Attending the recent dancing classes affirmed again the strong similarities with the way we move in ITF Taekwon-Do. Something that is particularly standing out for me this time is breathing in dancing, and how it correlates with the breathing we do in ITF Taekwon-Do. My friend Dr John Johnson also sent me some academic articles about breathing in Korean dancing which I'm slowly working through (as they are in Korean). The following quotation is from another article that I downloaded from somewhere else long ago, which illustrates the similarities between breathing in ITF Taekwon-Do and traditional Korean dance:

"When inhaling the body expands, rising, moving out or up, with arms and legs being lifted and stretched. When exhaling the body contracts, sinking, moving in or down, with arms and legs being lowered or bent." -- Dr. Young-Ae Park, "The Two Characteristics of Korean Dance".

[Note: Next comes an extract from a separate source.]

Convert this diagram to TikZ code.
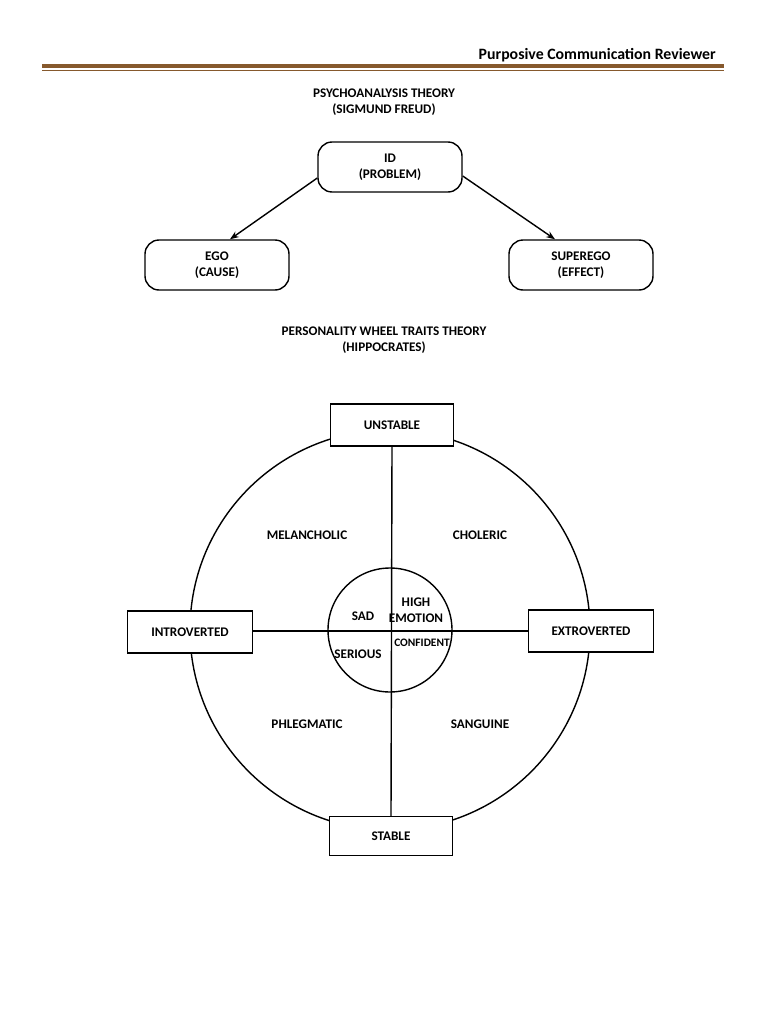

Korean dance movements start from a lowered position with the limbs relaxed and the knees bent. This is the same for ITF Taekwon-Do techniques that start in a neutral position (sometimes known as the intermediate position), as I explained in a different post long ago.  In Korean dance, the dancer will start a movement by "rising, moving out or up" which corresponds with an inhalation. This is the same with most ITF Taekwon-Do techniques: the legs are extended, the body raised and the technique is "loaded" for execution. Next, the technique is "released" corresponding to a "sinking, moving in or down . . . and the legs being lowered or bent" while exhaling.

In Korean dance, such up and down movements, with associated breathing, includes more layers of detail, including mental states, postural nuances, particular points of relaxation and tension. The same can be said for the different techniques in Taekwon-Do, of course. I hope to write an article about this sometime, and will probably write about my experience in traditional Korean dance here on this blog in the future.